The lowest U.S. employment rate in 18 years hasn't done much to lift wages, but the difficulty of finding workers is having one effect: convincing companies to stop testing job candidates for marijuana.
Caesars Entertainment made headlines this week for its decision to opt out of screening potential hires for pot use, with the casino operator implementing the policy nationwide, a spokesman confirmed, adding: "It was one factor disqualifying a lot of good people."
While garnering attention in recent days, the spokesperson said the policy has actually been in place since the end of 2016. AutoNation, the country's biggest auto dealership chain, also quietly made the move more than two years ago, the company's CEO told Bloomberg in January.
Caesars will continue testing for cannabis use for jobs, such as drivers, where federal rules mandate screening for marijuana. "We still test for pot -- and other drugs -- if we believe an employee is high on the job," the spokesman said.
The rules at Caesars potentially impact tens of thousands of workers, given it employs some 63,000 people in 13 states. About half of Caesars' workforce reside in Nevada, where voters legalized recreational pot use, starting in January 2017.
The less stringent stance toward marijuana use, at least off the job, comes as businesses struggle to hire workers. U.S. employers advertising 6.6 million open jobs in March, up 7.8 percent from February and the highest count since the Department of Labor starting compiling the data in December 2000.

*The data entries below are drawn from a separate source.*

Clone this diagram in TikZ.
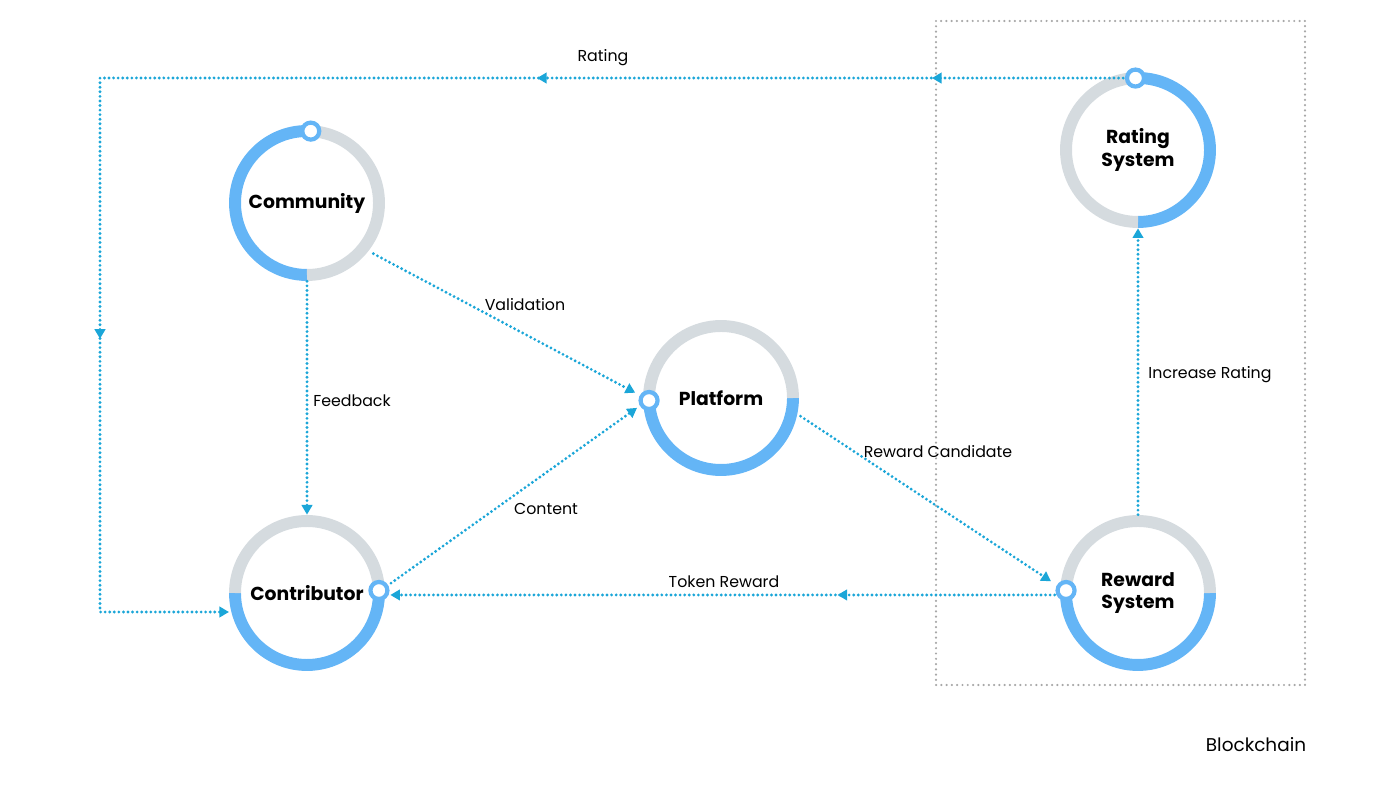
\documentclass[tikz,border=0pt]{standalone}
\usepackage{fontspec}
\setmainfont{Poppins}
\usetikzlibrary{arrows.meta,positioning,calc,decorations.markings}
\definecolor{ringblue}{HTML}{64B5F6}
\definecolor{ringgrey}{HTML}{D5DBDF}
\definecolor{flow}{HTML}{1BA6D8}
\definecolor{chain}{HTML}{A8A8A8}

\begin{document}
\begin{tikzpicture}[
  x=0.02cm,y=0.02cm,
  hub/.style={circle,minimum size=3.12cm,inner sep=0pt,align=center,font=\fontsize{10.7}{13}\selectfont\bfseries},
  knob/.style={circle,draw=ringblue,fill=white,line width=2.4pt,minimum size=0.34cm,inner sep=0pt},
  arcblue/.style={draw=ringblue,line width=6.8pt},
  arcgrey/.style={draw=ringgrey,line width=6.8pt},
  flowline/.style={draw=flow,line width=1.8pt,line cap=round,dash pattern=on 0pt off 2.6pt},
  arr/.style={flowline,-{Triangle[length=5.5pt,width=6pt]}},
  midtip/.style={postaction={decorate,decoration={markings,mark=at position #1 with {\arrow[flow]{Triangle[length=5.5pt,width=6pt]}}}}},
  lbl/.style={font=\fontsize{9}{11}\selectfont},
  chainbox/.style={draw=chain,line width=1.4pt,line cap=round,dash pattern=on 0pt off 3pt}]
  \useasboundingbox (0,0) rectangle (1400,788);

  % hubs
  \node[hub] (comm) at (307,585) {Community};
  \node[hub] (plat) at (721,390) {Platform};
  \node[hub] (contrib) at (307,195) {Contributor};
  \node[hub] (rew) at (1138,195) {Reward\\System};
  \node[hub] (rating) at (1138,638) {Rating\\System};

  % rings: blue part from a to b, grey for the rest
  \foreach \n/\a/\b in {comm/87/270,plat/182/360,contrib/180/362,rew/178/360,rating/270/452}{
    \draw[arcblue] (\n) ++(\a:1.44cm) arc (\a:\b:1.44cm);
    \draw[arcgrey] (\n) ++(\b:1.44cm) arc (\b:\a+360:1.44cm);
  }

  % blockchain area
  \draw[chainbox] (936,767) rectangle (1305,103);
  \node[font=\fontsize{10.5}{12}\selectfont] (chainlbl) at (1256,43) {Blockchain};

  % knobs
  \node[knob] (commknob) at ($(comm)+(87:1.44cm)$) {};
  \node[knob] (platknob) at ($(plat)+(182:1.44cm)$) {};
  \node[knob] (contribknob) at ($(contrib)+(2:1.44cm)$) {};
  \node[knob] (rewknob) at ($(rew)+(178:1.44cm)$) {};
  \node[knob] (ratknob) at ($(rating)+(92:1.44cm)$) {};

  % rating loop back to contributor
  \coordinate (ratcorner) at (100,710);
  \coordinate (loopcorner) at (100,176);
  \coordinate (contribin) at (229,176);
  \draw[arr,midtip=3.86cm,midtip=11.76cm,midtip=25.72cm,shorten <=1pt]
    (ratknob.west) -- (ratcorner) -- (loopcorner) -- (contribin);
  \node[lbl] (ratinglbl) at (603,730) {Rating};

  \draw[arr,shorten <=3pt,shorten >=3pt] (comm.-38) -- (platknob.150);
  \node[lbl] (validlbl) at (525,483) {Validation};

  \draw[arr] (comm.south) -- (contrib.north);
  \node[lbl] (feedlbl) at (352,387) {Feedback};

  \draw[arr,shorten <=2pt,shorten >=2pt] (contribknob.30) -- (platknob.210);
  \node[lbl] (contentlbl) at (546,279) {Content};

  \draw[arr,shorten <=2pt,shorten >=4pt] (plat.-12) -- (rewknob.150);
  \node[lbl] (candlbl) at (938,336) {Reward Candidate};

  \draw[arr,midtip=4.38cm,shorten <=1pt,shorten >=1pt] (rewknob.205) -- (contribknob.-25);
  \node[lbl] (tokenlbl) at (724,206) {Token Reward};

  \draw[arr] (rew.north) -- (rating.south);
  \node[lbl] (incrlbl) at (1210,413) {Increase Rating};
\end{tikzpicture}
\end{document}
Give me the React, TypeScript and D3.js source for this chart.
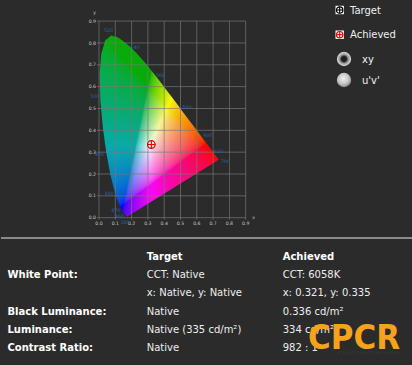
import React, { useMemo } from "react";
import * as d3 from "d3";

// CIE 1931 spectral locus (wavelength nm, x, y)
const WAVELENGTHS = [380,385,390,395,400,405,410,415,420,425,430,435,440,445,450,455,460,465,470,475,480,485,490,495,500,505,510,515,520,525,530,535,540,545,550,555,560,565,570,575,580,585,590,595,600,605,610,615,620,625,630,635,640,645,650,655,660,665,670,675,680,685,690,695,700];
const LOCUS_X = [0.1741,0.1740,0.1738,0.1736,0.1733,0.1730,0.1726,0.1721,0.1714,0.1703,0.1689,0.1669,0.1644,0.1611,0.1566,0.1510,0.1440,0.1355,0.1241,0.1096,0.0913,0.0687,0.0454,0.0235,0.0082,0.0039,0.0139,0.0389,0.0743,0.1142,0.1547,0.1929,0.2296,0.2658,0.3016,0.3373,0.3731,0.4087,0.4441,0.4788,0.5125,0.5448,0.5752,0.6029,0.6270,0.6482,0.6658,0.6801,0.6915,0.7006,0.7079,0.7140,0.7190,0.7230,0.7260,0.7283,0.7300,0.7311,0.7320,0.7327,0.7334,0.7340,0.7344,0.7346,0.7347];
const LOCUS_Y = [0.0050,0.0050,0.0049,0.0049,0.0048,0.0048,0.0048,0.0048,0.0051,0.0058,0.0069,0.0086,0.0109,0.0138,0.0177,0.0227,0.0297,0.0399,0.0578,0.0868,0.1327,0.2007,0.2950,0.4127,0.5384,0.6548,0.7502,0.8120,0.8338,0.8262,0.8059,0.7816,0.7543,0.7243,0.6923,0.6589,0.6245,0.5896,0.5547,0.5202,0.4866,0.4544,0.4242,0.3965,0.3725,0.3514,0.3340,0.3197,0.3083,0.2993,0.2920,0.2859,0.2809,0.2770,0.2740,0.2717,0.2700,0.2689,0.2680,0.2673,0.2666,0.2660,0.2656,0.2654,0.2653];
const LABELED_WAVELENGTHS = [380, 460, 470, 480, 490, 500, 520, 540, 560, 580, 600, 620, 700];

const TICKS = [0, 0.1, 0.2, 0.3, 0.4, 0.5, 0.6, 0.7, 0.8, 0.9];
const TICK_LABELS = ["0.0", "0.1", "0.2", "0.3", "0.4", "0.5", "0.6", "0.7", "0.8", "0.9"];

const ACHIEVED_X = 0.321;
const ACHIEVED_Y = 0.335;

const LEGEND_ITEMS = ["Target", "Achieved"];
const RADIO_ITEMS = ["xy", "u'v'"];

const COL_HEADERS = ["Target", "Achieved"];
const ROW_LABELS = ["White Point:", "", "Black Luminance:", "Luminance:", "Contrast Ratio:"];
const TARGET_VALUES = ["CCT: Native", "x: Native, y: Native", "Native", "Native (335 cd/m²)", "Native"];
const ACHIEVED_VALUES = ["CCT: 6058K", "x: 0.321, y: 0.335", "0.336 cd/m²", "334 cd/m²", "982 : 1"];

const W = 412;
const H = 365;
const BG = "#2b2b2b";
const FONT = "'DejaVu Sans', Verdana, sans-serif";

const xScale = d3.scaleLinear().domain([0, 0.9]).range([99, 245.7]);
const yScale = d3.scaleLinear().domain([0, 0.9]).range([217.7, 21.1]);

function xyToRgb(x: number, y: number): [number, number, number] {
  const Y = 1;
  const X = (x / y) * Y;
  const Z = ((1 - x - y) / y) * Y;
  let r = 3.2406 * X - 1.5372 * Y - 0.4986 * Z;
  let g = -0.9689 * X + 1.8758 * Y + 0.0415 * Z;
  let b = 0.0557 * X - 0.204 * Y + 1.057 * Z;
  r = Math.max(0, r);
  g = Math.max(0, g);
  b = Math.max(0, b);
  const m = Math.max(r, g, b) || 1;
  const gam = (c: number) => {
    c = c / m;
    return c <= 0.0031308 ? 12.92 * c : 1.055 * Math.pow(c, 1 / 2.4) - 0.055;
  };
  let R = gam(r), G = gam(g), B = gam(b);
  // muted greens, like the reference rendering
  const k = 1 - 0.32 * Math.max(0, G - R);
  R *= k; G *= k; B *= k;
  // slight overall softening of saturated colours
  const soft = (c: number) => c * 0.94 + 0.03;
  return [soft(R) * 255, soft(G) * 255, soft(B) * 255];
}

function useGamutImage() {
  return useMemo(() => {
    const x0 = xScale(0), x1 = xScale(0.76);
    const y0 = yScale(0.86), y1 = yScale(0);
    const s = 3;
    const w = Math.ceil((x1 - x0) * s);
    const h = Math.ceil((y1 - y0) * s);
    if (typeof document === "undefined") return null;
    const canvas = document.createElement("canvas");
    canvas.width = w;
    canvas.height = h;
    const ctx = canvas.getContext("2d");
    if (!ctx) return null;
    const img = ctx.createImageData(w, h);
    for (let j = 0; j < h; j++) {
      const dy = yScale.invert(y0 + (j + 0.5) / s);
      for (let i = 0; i < w; i++) {
        const dx = xScale.invert(x0 + (i + 0.5) / s);
        const k = (j * w + i) * 4;
        if (dy <= 0.001) {
          img.data[k + 3] = 0;
          continue;
        }
        const [r, g, b] = xyToRgb(dx, Math.max(dy, 0.003));
        img.data[k] = r;
        img.data[k + 1] = g;
        img.data[k + 2] = b;
        img.data[k + 3] = 255;
      }
    }
    ctx.putImageData(img, 0, 0);
    return { href: canvas.toDataURL(), x: x0, y: y0, w: w / s, h: h / s };
  }, []);
}

function CrossMarker({ cx, cy, r, color }: { cx: number; cy: number; r: number; color: string }) {
  return (
    <g>
      <circle cx={cx} cy={cy} r={r} fill="none" stroke={color} strokeWidth={1.2} />
      <line x1={cx - r} x2={cx + r} y1={cy} y2={cy} stroke={color} strokeWidth={1.1} />
      <line x1={cx} x2={cx} y1={cy - r} y2={cy + r} stroke={color} strokeWidth={1.1} />
    </g>
  );
}

export default function App() {
  const gamut = useGamutImage();
  const locusPts: [number, number][] = WAVELENGTHS.map((_, i) => [xScale(LOCUS_X[i]), yScale(LOCUS_Y[i])]);
  const locusPath = d3.line().curve(d3.curveLinearClosed)(locusPts) || "";

  const wx = xScale(1 / 3), wy = yScale(1 / 3);
  const labelPos = LABELED_WAVELENGTHS.map((wl) => {
    const i = WAVELENGTHS.indexOf(wl);
    const [px, py] = locusPts[i];
    const dx = px - wx, dy = py - wy;
    const len = Math.hypot(dx, dy) || 1;
    return { wl, x: px + (dx / len) * 7, y: py + (dy / len) * 6 };
  });

  const gridColor = "#7a7a7a";
  const rowY = (i: number) => 256 + i * 18.35;

  return (
    <svg width={W} height={H} style={{ position: "absolute", left: 0, top: 0, display: "block" }} fontFamily={FONT}>
      <defs>
        <clipPath id="locusClip">
          <path d={locusPath} />
        </clipPath>
        <radialGradient id="radioOff" cx="45%" cy="40%" r="60%">
          <stop offset="0%" stopColor="#f0f0f0" />
          <stop offset="60%" stopColor="#c8c8c8" />
          <stop offset="100%" stopColor="#8a8a8a" />
        </radialGradient>
        <radialGradient id="radioOn" cx="50%" cy="50%" r="55%">
          <stop offset="0%" stopColor="#111" />
          <stop offset="35%" stopColor="#2a2a2a" />
          <stop offset="55%" stopColor="#9a9a9a" />
          <stop offset="85%" stopColor="#cfcfcf" />
          <stop offset="100%" stopColor="#7d7d7d" />
        </radialGradient>
      </defs>
      <rect x={0} y={0} width={W} height={H} fill={BG} />

      {/* gamut fill */}
      {gamut && (
        <image
          href={gamut.href}
          x={gamut.x}
          y={gamut.y}
          width={gamut.w}
          height={gamut.h}
          preserveAspectRatio="none"
          clipPath="url(#locusClip)"
        />
      )}

      {/* grid */}
      <g>
        {TICKS.map((t) => (
          <line key={"v" + t} x1={xScale(t)} x2={xScale(t)} y1={yScale(0) + 2} y2={yScale(0.9)} stroke={gridColor} strokeWidth={0.8} opacity={0.85} />
        ))}
        {TICKS.map((t) => (
          <line key={"h" + t} x1={xScale(0) - 2} x2={xScale(0.9)} y1={yScale(t)} y2={yScale(t)} stroke={gridColor} strokeWidth={0.8} opacity={0.85} />
        ))}
      </g>

      {/* tick labels */}
      <g fontSize={4.6} fill="#c8c8c8">
        {TICKS.map((t, i) => (
          <text key={"xl" + t} x={xScale(t)} y={yScale(0) + 7.5} textAnchor="middle">
            {TICK_LABELS[i]}
          </text>
        ))}
        {TICKS.map((t, i) => (
          <text key={"yl" + t} x={xScale(0) - 3} y={yScale(t) + 1.6} textAnchor="end">
            {TICK_LABELS[i]}
          </text>
        ))}
        <text x={xScale(0) - 3} y={14} textAnchor="end">y</text>
        <text x={xScale(0.9) + 8} y={yScale(0) + 1} textAnchor="middle">x</text>
      </g>

      {/* wavelength labels */}
      <g fontSize={4.8} fill="#2a63a8">
        {labelPos.map((l) => (
          <text key={l.wl} x={l.x} y={l.y + 1.7} textAnchor="middle">
            {l.wl}
          </text>
        ))}
      </g>

      {/* achieved marker */}
      <CrossMarker cx={xScale(ACHIEVED_X)} cy={yScale(ACHIEVED_Y)} r={3.8} color="#e00000" />

      {/* legend */}
      <g>
        {LEGEND_ITEMS.map((name, i) => {
          const cy = 10 + i * 24.7;
          const color = i === 0 ? "#000" : "#e00000";
          return (
            <g key={name}>
              <rect x={335.5} y={cy - 4.2} width={8.4} height={8.4} fill="#fff" />
              <CrossMarker cx={339.7} cy={cy} r={3.2} color={color} />
              <text x={350} y={cy} dominantBaseline="central" fontSize={10} fill="#f0f0f0">
                {name}
              </text>
            </g>
          );
        })}
        {RADIO_ITEMS.map((name, i) => {
          const cy = 59 + i * 21;
          return (
            <g key={name}>
              <circle cx={344} cy={cy} r={7.2} fill={i === 0 ? "url(#radioOn)" : "url(#radioOff)"} />
              <text x={362} y={cy} dominantBaseline="central" fontSize={10} fill="#f0f0f0">
                {name}
              </text>
            </g>
          );
        })}
      </g>

      {/* separator */}
      <line x1={1} x2={W} y1={238} y2={238} stroke="#8a8a8a" strokeWidth={2} />

      {/* table */}
      <g fontSize={10} fill="#ffffff">
        {COL_HEADERS.map((h, i) => (
          <text key={h} x={i === 0 ? 146.7 : 282.7} y={rowY(0)} dominantBaseline="central" fontWeight="bold">
            {h}
          </text>
        ))}
        {ROW_LABELS.map((lab, i) => (
          <g key={i}>
            {lab && (
              <text x={7.5} y={rowY(i + 1)} dominantBaseline="central" fontWeight="bold">
                {lab}
              </text>
            )}
            <text x={146.7} y={rowY(i + 1)} dominantBaseline="central" fill="#eeeeee">
              {TARGET_VALUES[i]}
            </text>
            <text x={282.7} y={rowY(i + 1)} dominantBaseline="central" fill="#eeeeee">
              {ACHIEVED_VALUES[i]}
            </text>
          </g>
        ))}
      </g>

      {/* watermark */}
      <g>
        <text x={308} y={349} fontSize={34} fontWeight="bold" fill="#f7a21b" textLength={92} lengthAdjust="spacingAndGlyphs" fontFamily="'DejaVu Sans', sans-serif">
          CPCR
        </text>
        <text x={338} y={353.5} fontSize={3.6} fill="#3a3a3a" textLength={62} lengthAdjust="spacingAndGlyphs">
          CUSTOMPCREVIEW
        </text>
      </g>
    </svg>
  );
}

In Nevada, positive tests for marijuana use increased 43 percent last year in the state, according to data released by Quest Diagnostics, one of the biggest drug-testing labs in the country. Overall, 2.6 percent of workers tested by Quest tested positive for marijuana.
Employers in Colorado and Washington, the states where recreational use of pot has been legal the longest, have lower rates of including marijuana in drug tests, according to Barry Sample, Quest's senior director, science and technology. Last year, 98.4 percent of all urine drug tests conducted for employers nationwide included marijuana, versus 96.2 percent in Colorado and 97 percent in Washington.
"In the states that have more recently enacted recreational use statutes, it is still too early tell what will happen with testing patterns," Sample said in emailed statement.
The shift away from marijuana testing is expected to pick up as more states legalize cannabis for recreational use. About 30 states already allow medical use of the drug, according to the National Conference of State Legislatures.
Surveys conducted by the Federal Reserve last year found employers relaying experienced or qualified employees, some citing candidates' inability to pass drug tests" as among the factors making hiring more difficult.
In Maine, employers are effectively barred from testing job prospects for marijuana, a provision that took effect in February as part of the state's recreational marijuana law.